Swift, in running his record to 9-5, allowed six hits and did not walk a batter. For the afternoon, the Pirates manufactured 21 hits and 36 total bases, which included eight extra-base hits. The 21-year-old Vaughan was in just his second big-league season. In addition to going 5-for-5 and hitting for the cycle, he reached base all six times, drove in five runs, and scored three. After batting .318 as a 20-year-old rookie in 1932, he finished the 1933 season with a .314 batting average and was well on his way to a Hall of Fame career. He again hit for the cycle on July 19, 1939, again going 5-for-5, this time against the New York Giants in the Polo Grounds.
Vaughan’s best season was with the Pirates in 1935 when he was batting .401 in mid-September before tailing off slightly to .385 to lead the league.

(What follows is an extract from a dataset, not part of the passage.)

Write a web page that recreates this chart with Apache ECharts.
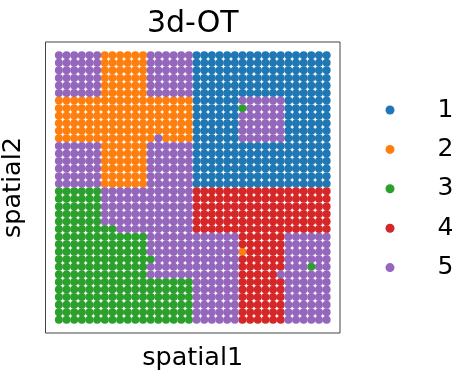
<!DOCTYPE html>
<html>
<head>
<meta charset="utf-8">
<script src="https://cdn.jsdelivr.net/npm/echarts@6/dist/echarts.min.js"></script>
<style>html,body{margin:0;padding:0;background:#fff}#c{width:474px;height:379px}</style>
</head>
<body>
<div id="c"></div>
<script>
// Cluster labels per grid cell, row 0 = top, column 0 = left
const gridLabels = [
  "555555222222555555111111111111111111",
  "555555222222555555111111111111111111",
  "555555222222555555111111111111111111",
  "555555222222555555111111111111111111",
  "555555222222555555111111111111111111",
  "555555222222555555111111111111111111",
  "222222222222222222111111555555111111",
  "222222222222222222111111355555111111",
  "222222222222222222111111555555111111",
  "222222222222222222111111555555111111",
  "222222222222222222111111555555111111",
  "222222222222252222111111555555111111",
  "555555222222555555111111111111111111",
  "555555222222555555111111111111111111",
  "555555222222555555111111111111111111",
  "555555222222555555111111111111111111",
  "555555222222555555111111111111111111",
  "555555222222555555111111111111111111",
  "333333555555555555444444444444444444",
  "333333555555555555444444444444444444",
  "333333555555555555444444444444444444",
  "333333555555555555444444444444444444",
  "333333555555555555444444444444444444",
  "333333335555555555444444444444444444",
  "333333333333555555555555444444555555",
  "333333333333555555555555444444555555",
  "333333333333555555555555244444555555",
  "333333333333355555555555444444555555",
  "333333333333555555555555444444555355",
  "333333333333555555555555444445555555",
  "333333333333333333555555444444555555",
  "333333333333333333555555444444555555",
  "333333333333333333555555444444555555",
  "333333333333333333555555444444555555",
  "333333333333333333555555444444555555",
  "333333333333333333555555444444555555"
];
const clusters = ["1", "2", "3", "4", "5"];
const colors = ["#1f77b4", "#ff7f0e", "#2ca02c", "#d62728", "#9467bd"];
const titleText = "3d-OT";
const xName = "spatial1";
const yName = "spatial2";

gridLabels.forEach((r, i) => { if (r.length !== 36) throw new Error("row " + i + " length " + r.length); });

const seriesData = clusters.map(() => []);
gridLabels.forEach((row, r) => {
  for (let c = 0; c < row.length; c++) {
    const k = clusters.indexOf(row[c]);
    seriesData[k].push([c, r]);
  }
});

const chart = echarts.init(document.getElementById('c'), null, {renderer: 'canvas'});
const FONT = 'DejaVu Sans';
chart.setOption({
  animation: false,
  title: {
    text: titleText, left: 192.75, top: 9, padding: 0, textAlign: 'center',
    textStyle: {fontFamily: FONT, fontSize: 30, fontWeight: 'normal', color: '#000'}
  },
  legend: {
    orient: 'vertical', left: 385.5, top: 97.5, padding: 0,
    itemWidth: 9, itemHeight: 9, itemGap: 14.4, icon: 'circle',
    data: clusters,
    textStyle: {fontFamily: FONT, fontSize: 25, color: '#000', lineHeight: 25, padding: [0, 0, 0, 38]}
  },
  grid: {left: 45.5, right: 134, top: 42, bottom: 46, show: true, borderColor: '#444', borderWidth: 1,
         containLabel: false, outerBoundsMode: 'none'},
  xAxis: {
    type: 'value', min: -1.75, max: 36.75,
    name: xName, nameLocation: 'middle', nameGap: 12,
    nameTextStyle: {fontFamily: FONT, fontSize: 25.5, color: '#000'},
    axisLine: {show: false}, axisTick: {show: false}, axisLabel: {show: false}, splitLine: {show: false}
  },
  yAxis: {
    type: 'value', min: -1.75, max: 36.75, inverse: true,
    name: yName, nameLocation: 'middle', nameGap: 19,
    nameTextStyle: {fontFamily: FONT, fontSize: 25.5, color: '#000'},
    axisLine: {show: false}, axisTick: {show: false}, axisLabel: {show: false}, splitLine: {show: false}
  },
  series: clusters.map((name, k) => ({
    type: 'scatter', name: name, data: seriesData[k],
    symbol: 'circle', symbolSize: 8,
    itemStyle: {color: colors[k], opacity: 1},
    emphasis: {disabled: true}
  }))
});
</script>
</body>
</html>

He also led in walks (97), on-base percentage (.491), and slugging percentage (.607) while reaching career highs in home runs (19) and runs batted in (99). In 14 major-league seasons, Vaughan compiled a .318 batting average, making the National League All-Star team nine times. Tragically, he was killed in a boating accident in Northern California in 1952 when he was just 40 years old.7
The 1933 Pirates, despite having five future Hall of Famers in their lineup including Vaughan,8again finished in second place, this time five games behind the Giants. The excitement of a second consecutive pennant race must have been a nice diversion for the people of Pittsburgh from the depths of the Great Depression, but the team drew only 288,747 fans, fifth best in the National League.9
1Thurston had won 20 games with the Chicago White Sox as a 25-year-old in 1924 but had not come close to replicating that success. His career record was a respectable 89-86.

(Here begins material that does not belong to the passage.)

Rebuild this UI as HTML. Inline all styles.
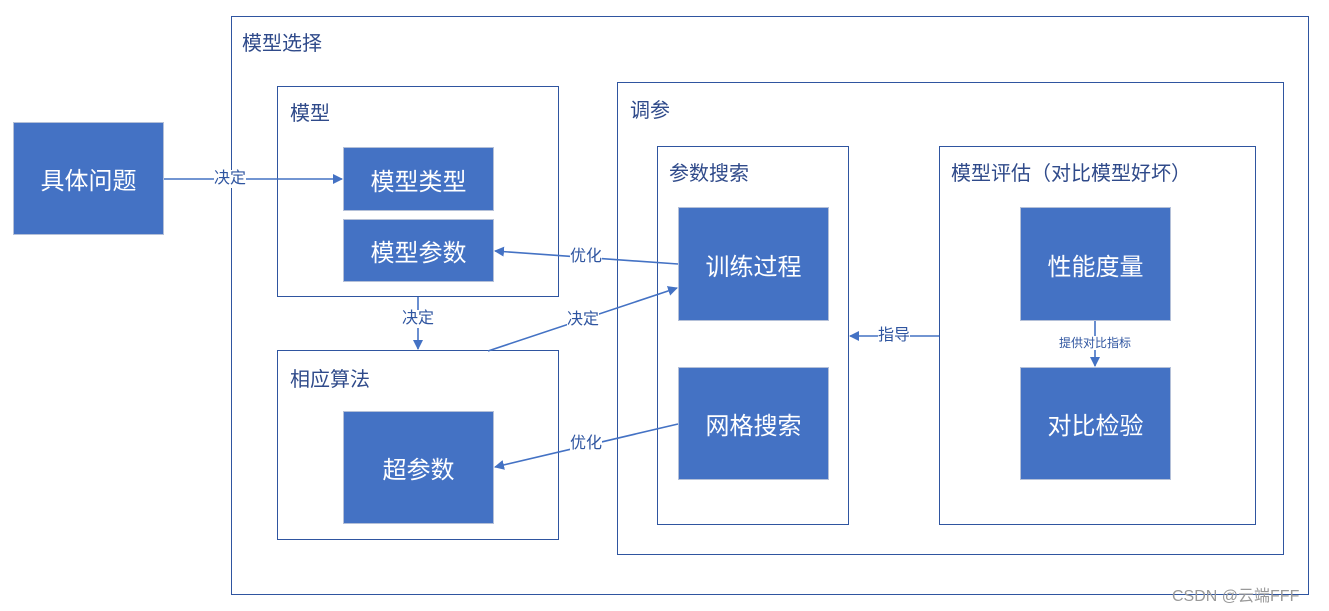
<!DOCTYPE html>
<html><head><meta charset="utf-8"><style>
body{margin:0;width:1329px;height:611px;background:#fff;position:relative;overflow:hidden;font-family:"Liberation Sans","Noto Sans CJK SC",sans-serif}
.b{position:absolute;border:1.5px solid #2f55a0;box-sizing:border-box;background:#fff}
.t{position:absolute;color:#2f4a8a;font-size:20px;white-space:nowrap}
.f{position:absolute;background:#4472c4;border:1px solid #b4c0d8;box-sizing:border-box;color:#fff;font-size:24px;display:flex;align-items:center;justify-content:center}
.l{position:absolute;color:#2f55a0;font-size:16px;background:#fff;transform:translate(-50%,-50%);white-space:nowrap;line-height:18px}
svg{position:absolute;left:0;top:0}
</style></head><body>
<div class="b" style="left:231px;top:16px;width:1078px;height:579px"></div>
<div class="t" style="left:242px;top:27px">模型选择</div>
<div class="f" style="left:13px;top:122px;width:151px;height:113px">具体问题</div>
<div class="b" style="left:277px;top:86px;width:282px;height:211px"></div>
<div class="t" style="left:290px;top:97px">模型</div>
<div class="f" style="left:343px;top:147px;width:151px;height:64px">模型类型</div>
<div class="f" style="left:343px;top:219px;width:151px;height:63px">模型参数</div>
<div class="b" style="left:277px;top:350px;width:282px;height:190px"></div>
<div class="t" style="left:290px;top:363px">相应算法</div>
<div class="f" style="left:343px;top:411px;width:151px;height:113px">超参数</div>
<div class="b" style="left:617px;top:82px;width:667px;height:473px"></div>
<div class="t" style="left:630px;top:94px">调参</div>
<div class="b" style="left:657px;top:146px;width:192px;height:379px"></div>
<div class="t" style="left:669px;top:157px">参数搜索</div>
<div class="f" style="left:678px;top:207px;width:151px;height:114px">训练过程</div>
<div class="f" style="left:678px;top:367px;width:151px;height:113px">网格搜索</div>
<div class="b" style="left:939px;top:146px;width:317px;height:379px"></div>
<div class="t" style="left:951px;top:157px">模型评估（对比模型好坏）</div>
<div class="f" style="left:1020px;top:207px;width:151px;height:114px">性能度量</div>
<div class="f" style="left:1020px;top:367px;width:151px;height:113px">对比检验</div>
<svg width="1329" height="611">
<defs><marker id="a" markerWidth="10" markerHeight="10" refX="9" refY="5" orient="auto" markerUnits="userSpaceOnUse"><path d="M0,0 L10,5 L0,10z" fill="#4472c4"/></marker></defs>
<g stroke="#4472c4" stroke-width="1.6" fill="none" marker-end="url(#a)">
<line x1="164" y1="179" x2="342" y2="179"/>
<line x1="678" y1="264" x2="495" y2="251"/>
<line x1="418" y1="297" x2="418" y2="349"/>
<line x1="488" y1="351" x2="677" y2="288"/>
<line x1="678" y1="424" x2="495" y2="467"/>
<line x1="939" y1="336" x2="850" y2="336"/>
<line x1="1095" y1="321" x2="1095" y2="366"/>
</g></svg>
<div class="l" style="left:230px;top:179px">决定</div>
<div class="l" style="left:586px;top:257px">优化</div>
<div class="l" style="left:418px;top:319px">决定</div>
<div class="l" style="left:583px;top:320px">决定</div>
<div class="l" style="left:586px;top:444px">优化</div>
<div class="l" style="left:894px;top:336px">指导</div>
<div class="l" style="left:1095px;top:343px;font-size:12px;line-height:14px">提供对比指标</div>
<div style="position:absolute;left:1172px;top:582px;font-size:16px;color:#999">CSDN @云端FFF</div>
</body></html>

2Harold Parrott, “Pirates Beat Dodgers 15-3,” Brooklyn Daily Eagle, June 25, 1933: D1.
5One news report called Heimach “a good, game chap by standing up under 10 hits in pitching only one and one-third innings.” “Pirates Stop Losing Streak, Win 15-3,” Pittsburgh Press, June 25, 1933: Sports Section 1.The Brooklyn Eagle was not so charitable. Its subheading for the game read, “Heimach, Massacred in Relief Role, Gives Up Eight Hits in One Inning.” A subheading in the middle of the game story read, “Heimach Luckily Escapes With Life,” Brooklyn Daily Eagle, June 25, 1933: D1.
6Heimach’s next outing, on July 17 also against the Pirates, was even worse. Relieving in the eighth inning of a game the Dodgers were losing 5-2, he gave up nine earned runs in one-third of an inning. At 32 he was at the end of the line of a journeyman career that spanned 13 seasons. Pitching for four teams, he finished with a lifetime record of 62-69 and an earned-run average of 4.46.
8The others were Pie Traynor, Freddie Lindstrom, Paul Waner, and Lloyd Waner.
9That figure means that the Pirates averaged about 3,750 fans a game without taking into account doubleheaders for which the Pirates charged only one admission. The Pirates had drawn almost the exact same number of fans (287,262) to their second-place finish in 1932.